§ AIM:
State the number of lines in the material below that have "matplotlib" in them, without any other text.
++++ RECORDS SUPPLIED ++++
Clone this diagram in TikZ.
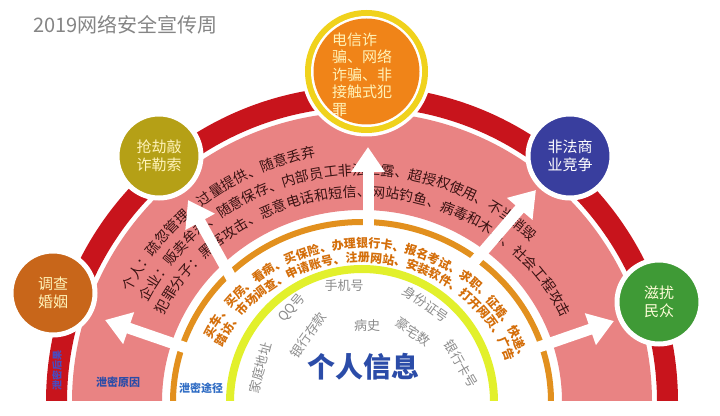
\documentclass[tikz,border=0pt]{standalone}
\usepackage{fontspec}
\setmainfont{Noto Sans CJK SC}
\usetikzlibrary{arrows.meta,decorations.text,calc}
\definecolor{ringred}{HTML}{C8141C}
\definecolor{pinkband}{HTML}{E98383}
\definecolor{ringorange}{HTML}{E2901E}
\definecolor{ringyellow}{HTML}{E2F02C}
\definecolor{pinktext}{HTML}{3A1212}
\definecolor{orangetext}{HTML}{D46E0A}
\definecolor{infogray}{HTML}{8C8C8C}
\definecolor{titlegray}{HTML}{858585}
\definecolor{infoblue}{HTML}{2B4CA8}
\definecolor{labelblue}{HTML}{2F6CC4}
\definecolor{barblue}{HTML}{4A4CC0}
\definecolor{cA}{HTML}{C8661A}
\definecolor{cB}{HTML}{B5A016}
\definecolor{cC}{HTML}{F08418}
\definecolor{cCring}{HTML}{F0D21C}
\definecolor{cD}{HTML}{393E9E}
\definecolor{cE}{HTML}{3F9A36}
\definecolor{pale}{HTML}{FFF3B8}
\begin{document}
\begin{tikzpicture}[x=1pt,y=1pt,
  crime/.style={circle, draw=white, line width=5pt, minimum size=84pt, inner sep=0pt, align=center,
    font=\fontsize{15}{18}\selectfont, text=pale},
  bigarrow/.style={line width=11pt, white, -{Triangle[width=32pt,length=25pt]}},
  info/.style={text=infogray, font=\fontsize{13}{13}\selectfont, inner sep=0pt},
  bluelabel/.style={text=labelblue, font=\bfseries\fontsize{11}{11}\selectfont, inner sep=0pt},
  pinkline/.style={decorate, decoration={text along path, text color=pinktext,
    text={|\fontsize{14}{14}\selectfont|#1}}},
  orangeline/.style={decorate, decoration={text along path, text color=orangetext,
    text={|\bfseries\fontsize{12}{12}\selectfont|#1}}}
]
\useasboundingbox (0,0) rectangle (720,415);
\fill[white] (0,0) rectangle (720,415);
\coordinate (C) at (362,13);

% rings
\begin{scope}
\clip (0,15) rectangle (720,415);
\fill[ringred, even odd rule] (C) circle[radius=316] (C) circle[radius=295];
\fill[pinkband, even odd rule] (C) circle[radius=290] (C) ellipse[x radius=200, y radius=192];
\draw[ringorange, line width=6pt] (C) ellipse[x radius=189, y radius=180];
\draw[ringyellow, line width=8pt] (C) ellipse[x radius=132, y radius=133];
\end{scope}

% pink texts
\path[pinkline={个人：疏忽管理、过量提供、随意丢弃}]
  ($(C)+(154:257 and 249)$) arc[start angle=154, end angle=5, x radius=257, y radius=249];
\path[pinkline={企业：贩卖牟利、随意保存、内部员工非法泄露、超授权使用、不当销毁}]
  ($(C)+(154:238 and 227)$) arc[start angle=154, end angle=5, x radius=238, y radius=227];
\path[pinkline={犯罪分子：黑客攻击、恶意电话和短信、网站钓鱼、病毒和木马、社会工程攻击}]
  ($(C)+(155:219 and 205)$) arc[start angle=155, end angle=3, x radius=219, y radius=205];

% orange texts
\path[orangeline={买车、买房、看病、买保险、办理银行卡、报名考试、求职、征婚、快递、}]
  ($(C)+(156:165 and 154)$) arc[start angle=156, end angle=3, x radius=165, y radius=154];
\path[orangeline={踏访、市场调查、申请账号、注册网站、安装软件、打开网页、广告}]
  ($(C)+(157:151 and 140)$) arc[start angle=157, end angle=3, x radius=151, y radius=140];

% gray info words
\node[info] (phone) at (344,129) {手机号};
\node[info, rotate=50] (qq) at (292,107) {QQ号};
\node[info, rotate=55] (deposit) at (308,80) {银行存款};
\node[info, rotate=75] (addr) at (260,47) {家庭地址};
\node[info] (med) at (367,89) {病史};
\node[info, rotate=-35] (idno) at (426,111) {身份证号};
\node[info, rotate=-35] (house) at (413,83) {豪宅数};
\node[info, rotate=-60] (card) at (461,51) {银行卡号};

\node[text=infoblue, font=\bfseries\fontsize{28}{28}\selectfont, inner sep=0pt] (pinfo) at (363,48) {个人信息};

% blue labels
\node[bluelabel] (route) at (201,27) {泄密途径};
\node[bluelabel, text=infoblue] (cause) at (118,33) {泄密原因};
\node[bluelabel, text=barblue, rotate=90, font=\bfseries\fontsize{10}{10}\selectfont] (result) at (57,45) {泄密后果};

% arrows
\coordinate (a1s) at (192,65);  \coordinate (a1e) at (105,95);
\coordinate (a2s) at (231.5,136.8); \coordinate (a2e) at (188,215);
\coordinate (a3s) at (368,186); \coordinate (a3e) at (368,268);
\coordinate (a4s) at (474,153); \coordinate (a4e) at (536,225);
\coordinate (a5s) at (536,67);  \coordinate (a5e) at (614,94);
\draw[bigarrow] (a1s) -- (a1e);
\draw[bigarrow] (a2s) -- (a2e);
\draw[bigarrow] (a3s) -- (a3e);
\draw[bigarrow] (a4s) -- (a4e);
\draw[bigarrow] (a5s) -- (a5e);

% circles
\node[crime, fill=cA] (marriage) at (53,122) {调查\\婚姻};
\node[crime, fill=cB, text=pale] (rob) at (159,259) {抢劫敲\\诈勒索};
\node[crime, fill=cD, text=white] (biz) at (570,259) {非法商\\业竞争};
\node[crime, fill=cE, text={white!85!yellow}] (harass) at (659,113) {滋扰\\民众};

\coordinate (T) at (366.5,343.5);
\fill[white] (T) circle[radius=65];
\fill[cCring] (T) circle[radius=61.5];
\fill[white] (T) circle[radius=55.5];
\node[circle, fill=cC, minimum size=106pt, inner sep=0pt] (fraud) at (T) {};
\node[align=left, text=pale, font=\fontsize{15}{17.5}\selectfont, inner sep=0pt] (fraudtext) at (362,340.5)
  {电信诈\\骗、网络\\诈骗、非\\接触式犯\\罪};

% title
\node[anchor=west, text=titlegray, font=\fontsize{20}{20}\selectfont, inner sep=0pt] (title) at (33,390) {2019网络安全宣传周};
\end{tikzpicture}
\end{document}
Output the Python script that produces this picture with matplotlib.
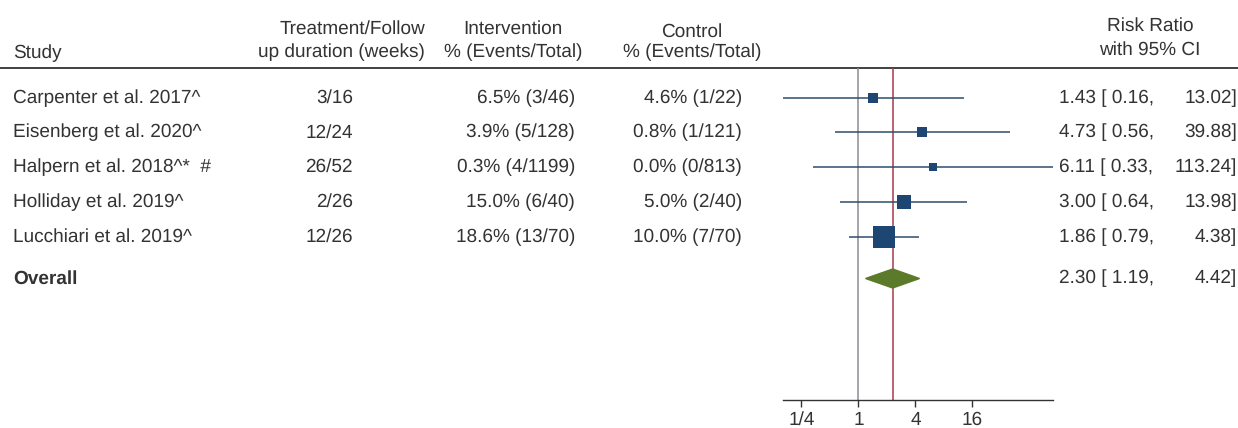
import numpy as np
import matplotlib
matplotlib.use('Agg')
import matplotlib.pyplot as plt
from matplotlib.patches import Polygon
from matplotlib.ticker import NullLocator

# data
studies = ['Carpenter et al. 2017^', 'Eisenberg et al. 2020^', 'Halpern et al. 2018^*  #',
           'Holliday et al. 2019^', 'Lucchiari et al. 2019^']
durations = ['3/16', '12/24', '26/52', '2/26', '12/26']
interv = ['6.5% (3/46)', '3.9% (5/128)', '0.3% (4/1199)', '15.0% (6/40)', '18.6% (13/70)']
control = ['4.6% (1/22)', '0.8% (1/121)', '0.0% (0/813)', '5.0% (2/40)', '10.0% (7/70)']
rr = [1.43, 4.73, 6.11, 3.00, 1.86]
lo = [0.16, 0.56, 0.33, 0.64, 0.79]
hi = [13.02, 39.88, 113.24, 13.98, 4.38]
weights = [9.0, 10.4, 6.7, 20.4, 53.5]   # estimated from square sizes
overall_rr, overall_lo, overall_hi = 2.30, 1.19, 4.42
xticks = [0.25, 1, 4, 16]
xticklabels = ['1/4', '1', '4', '16']

plt.rcParams['font.family'] = ['Liberation Sans', 'DejaVu Sans']
plt.rcParams['font.size'] = 14
plt.rcParams['text.hinting'] = 'no_hinting'
plt.rcParams['text.hinting_factor'] = 1
txt = '#333333'

W, H = 1238, 428
fig = plt.figure(figsize=(W / 100, H / 100), dpi=100)
tab = fig.add_axes([0, 0, 1, 1])
tab.set_xlim(0, W)
tab.set_ylim(H, 0)
tab.axis('off')

# row layout (pixel units)
row_y = [97.7 + 34.75 * i for i in range(len(studies))]
overall_y = 278.5
top, bottom = 68, 400

# header
tab.axhline(top, color='#333333', lw=1.3)
tab.text(13, 53, 'Study', ha='left', va='center', color=txt)
tab.text(425, 29, 'Treatment/Follow', ha='right', va='center', color=txt)
tab.text(425, 52, 'up duration (weeks)', ha='right', va='center', color=txt)
tab.text(513, 29, 'Intervention', ha='center', va='center', color=txt)
tab.text(513, 52, '% (Events/Total)', ha='center', va='center', color=txt)
tab.text(692, 32, 'Control', ha='center', va='center', color=txt)
tab.text(692, 52, '% (Events/Total)', ha='center', va='center', color=txt)
tab.text(1150, 26, 'Risk Ratio', ha='center', va='center', color=txt)
tab.text(1150, 50, 'with 95% CI', ha='center', va='center', color=txt)

for i, y in enumerate(row_y):
    tab.text(13, y, studies[i], ha='left', va='center', color=txt)
    tab.text(353, y, durations[i], ha='right', va='center', color=txt)
    tab.text(575, y, interv[i], ha='right', va='center', color=txt)
    tab.text(742, y, control[i], ha='right', va='center', color=txt)
    tab.text(1059, y, '%.2f [ %.2f,' % (rr[i], lo[i]), ha='left', va='center', color=txt)
    tab.text(1237, y, '%.2f]' % hi[i], ha='right', va='center', color=txt)

tab.text(13, overall_y, 'Overall', ha='left', va='center', color=txt, fontweight='bold')
tab.text(1059, overall_y, '%.2f [ %.2f,' % (overall_rr, overall_lo), ha='left', va='center', color=txt)
tab.text(1237, overall_y, '%.2f]' % overall_hi, ha='right', va='center', color=txt)

# forest panel
fax = fig.add_axes([783 / W, 1 - bottom / H, 270 / W, (bottom - top) / H])
fax.patch.set_alpha(0)
fax.set_xscale('log', base=2)
fax.set_xlim(min(lo), max(hi))
fax.set_ylim(bottom, top)
for s in ['top', 'left', 'right']:
    fax.spines[s].set_visible(False)
fax.spines['bottom'].set_color('#333333')
fax.spines['bottom'].set_linewidth(1.0)
fax.set_yticks([])
fax.set_xticks(xticks)
fax.set_xticklabels(xticklabels)
fax.xaxis.set_minor_locator(NullLocator())
fax.tick_params(axis='x', length=5, width=1, color='#333333', labelcolor=txt, labelsize=13.5, pad=13)
for lbl in fax.get_xticklabels():
    lbl.set_verticalalignment('baseline')

fax.axvline(1, color='#8e8a94', lw=1.1, zorder=1)
fax.axvline(overall_rr, color='#a8394a', lw=1.1, zorder=1)

wmax = max(weights)
for i, y in enumerate(row_y):
    fax.hlines(y, lo[i], hi[i], color='#2f4d6d', lw=1.1, zorder=2, clip_on=False)
    side = 22.7 * np.sqrt(weights[i] / wmax)
    fax.plot(rr[i], y, marker='s', ms=side * 0.72, color='#1d4673', mec='#1d4673', mew=0, zorder=3)

dh = 9.5
diamond = Polygon([(overall_lo, overall_y), (overall_rr, overall_y - dh),
                   (overall_hi, overall_y), (overall_rr, overall_y + dh)],
                  closed=True, facecolor='#5b7b2b', edgecolor='#5b7b2b', zorder=3)
fax.add_patch(diamond)

fig.savefig('out.png', dpi=100)
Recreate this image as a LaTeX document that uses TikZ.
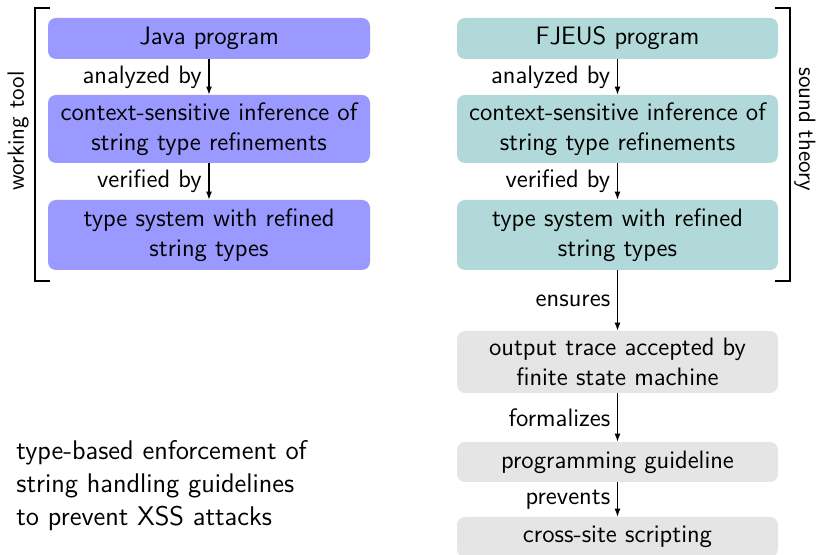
++++
§ CORRECT RESULT:
6